(Work instructions): Take the lines from the head of the listing through the one bearing "(m4) at (131,607.5);" and copy them exactly, leaving every picture out.

== == ==

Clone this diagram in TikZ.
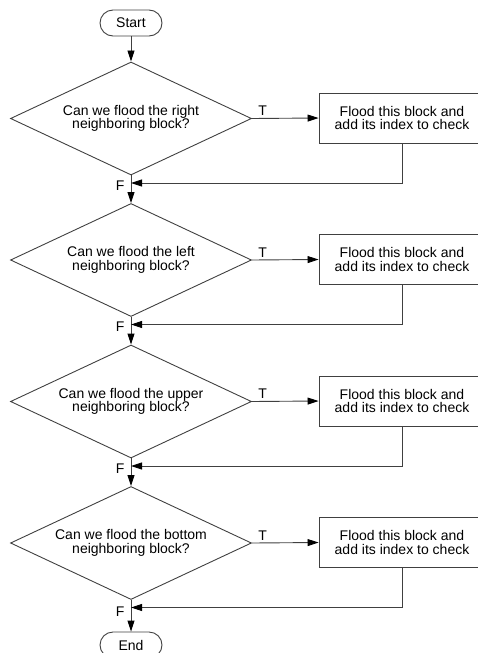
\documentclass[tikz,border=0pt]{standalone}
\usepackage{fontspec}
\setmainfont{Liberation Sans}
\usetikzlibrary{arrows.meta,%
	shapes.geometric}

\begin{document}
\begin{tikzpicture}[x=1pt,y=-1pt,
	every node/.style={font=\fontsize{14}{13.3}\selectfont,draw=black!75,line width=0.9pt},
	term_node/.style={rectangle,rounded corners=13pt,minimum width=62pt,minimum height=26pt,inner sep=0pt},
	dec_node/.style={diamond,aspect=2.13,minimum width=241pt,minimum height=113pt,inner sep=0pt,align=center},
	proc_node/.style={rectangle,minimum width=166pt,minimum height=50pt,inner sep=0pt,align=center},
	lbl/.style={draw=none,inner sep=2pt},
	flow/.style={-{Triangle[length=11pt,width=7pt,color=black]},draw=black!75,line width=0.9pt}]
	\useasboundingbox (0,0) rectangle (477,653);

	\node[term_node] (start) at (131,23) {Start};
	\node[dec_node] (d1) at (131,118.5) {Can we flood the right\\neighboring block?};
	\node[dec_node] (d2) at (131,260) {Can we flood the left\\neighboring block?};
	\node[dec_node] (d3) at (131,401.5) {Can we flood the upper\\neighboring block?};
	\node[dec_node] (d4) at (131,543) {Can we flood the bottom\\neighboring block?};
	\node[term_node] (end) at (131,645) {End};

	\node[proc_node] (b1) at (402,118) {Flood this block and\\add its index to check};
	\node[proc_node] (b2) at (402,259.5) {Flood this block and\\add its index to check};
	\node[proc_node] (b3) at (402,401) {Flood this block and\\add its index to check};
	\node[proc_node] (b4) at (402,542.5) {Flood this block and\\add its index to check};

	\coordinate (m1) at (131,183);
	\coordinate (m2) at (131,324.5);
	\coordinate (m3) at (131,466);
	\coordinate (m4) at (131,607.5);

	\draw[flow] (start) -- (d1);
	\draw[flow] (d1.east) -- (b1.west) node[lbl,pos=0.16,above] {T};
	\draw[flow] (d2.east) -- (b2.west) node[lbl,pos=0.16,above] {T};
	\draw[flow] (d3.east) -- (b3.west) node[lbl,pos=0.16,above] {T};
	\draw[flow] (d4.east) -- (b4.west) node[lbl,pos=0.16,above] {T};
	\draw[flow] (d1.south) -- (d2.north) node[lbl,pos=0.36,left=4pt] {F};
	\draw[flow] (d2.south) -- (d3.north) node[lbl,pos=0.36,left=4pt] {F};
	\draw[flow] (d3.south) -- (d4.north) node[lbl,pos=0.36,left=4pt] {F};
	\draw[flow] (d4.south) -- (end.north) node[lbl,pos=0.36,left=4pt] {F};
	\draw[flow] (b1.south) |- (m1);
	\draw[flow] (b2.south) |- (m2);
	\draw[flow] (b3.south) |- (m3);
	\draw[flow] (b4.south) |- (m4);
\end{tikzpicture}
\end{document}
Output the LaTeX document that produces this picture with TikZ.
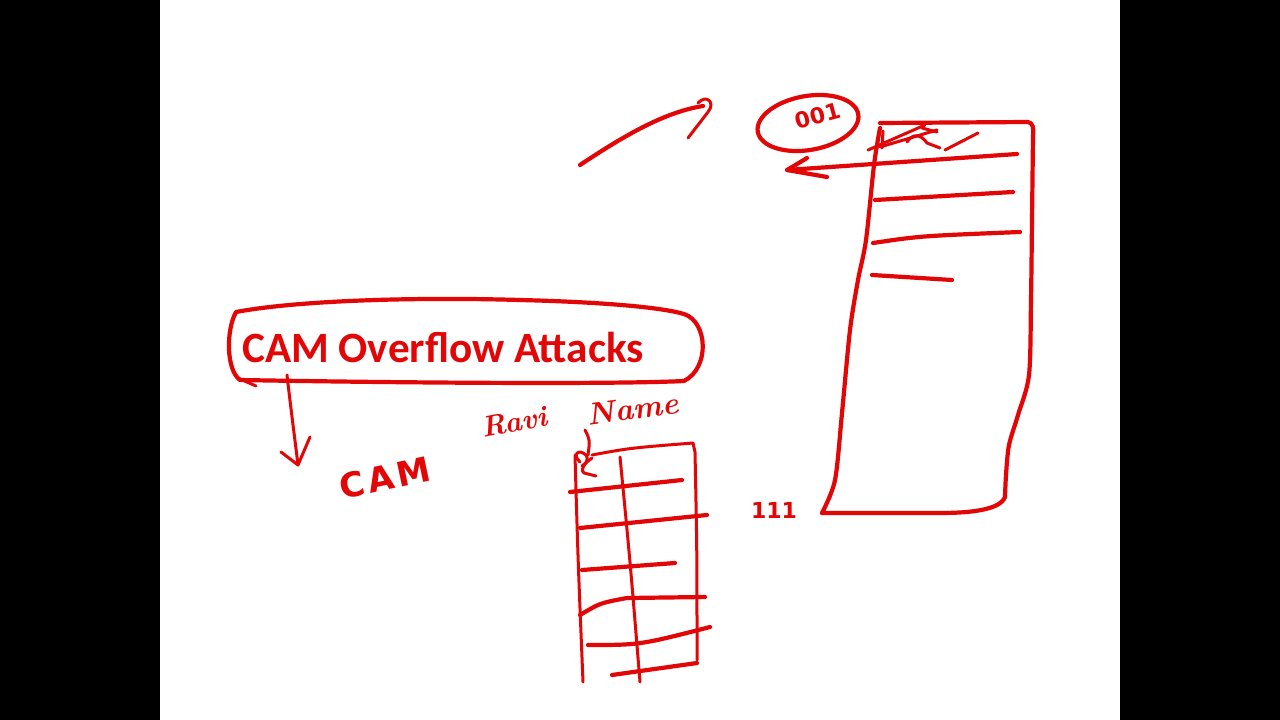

== == ==

(Worked solution):
Clone this diagram in TikZ.
\documentclass[tikz,border=0pt]{standalone}
\usepackage{fontspec}
\setmainfont{Liberation Sans}
\usetikzlibrary{arrows.meta,%
	shapes.geometric}

\begin{document}
\begin{tikzpicture}[x=1pt,y=-1pt,
	every node/.style={font=\fontsize{14}{13.3}\selectfont,draw=black!75,line width=0.9pt},
	term_node/.style={rectangle,rounded corners=13pt,minimum width=62pt,minimum height=26pt,inner sep=0pt},
	dec_node/.style={diamond,aspect=2.13,minimum width=241pt,minimum height=113pt,inner sep=0pt,align=center},
	proc_node/.style={rectangle,minimum width=166pt,minimum height=50pt,inner sep=0pt,align=center},
	lbl/.style={draw=none,inner sep=2pt},
	flow/.style={-{Triangle[length=11pt,width=7pt,color=black]},draw=black!75,line width=0.9pt}]
	\useasboundingbox (0,0) rectangle (477,653);

	\node[term_node] (start) at (131,23) {Start};
	\node[dec_node] (d1) at (131,118.5) {Can we flood the right\\neighboring block?};
	\node[dec_node] (d2) at (131,260) {Can we flood the left\\neighboring block?};
	\node[dec_node] (d3) at (131,401.5) {Can we flood the upper\\neighboring block?};
	\node[dec_node] (d4) at (131,543) {Can we flood the bottom\\neighboring block?};
	\node[term_node] (end) at (131,645) {End};

	\node[proc_node] (b1) at (402,118) {Flood this block and\\add its index to check};
	\node[proc_node] (b2) at (402,259.5) {Flood this block and\\add its index to check};
	\node[proc_node] (b3) at (402,401) {Flood this block and\\add its index to check};
	\node[proc_node] (b4) at (402,542.5) {Flood this block and\\add its index to check};

	\coordinate (m1) at (131,183);
	\coordinate (m2) at (131,324.5);
	\coordinate (m3) at (131,466);
	\coordinate (m4) at (131,607.5);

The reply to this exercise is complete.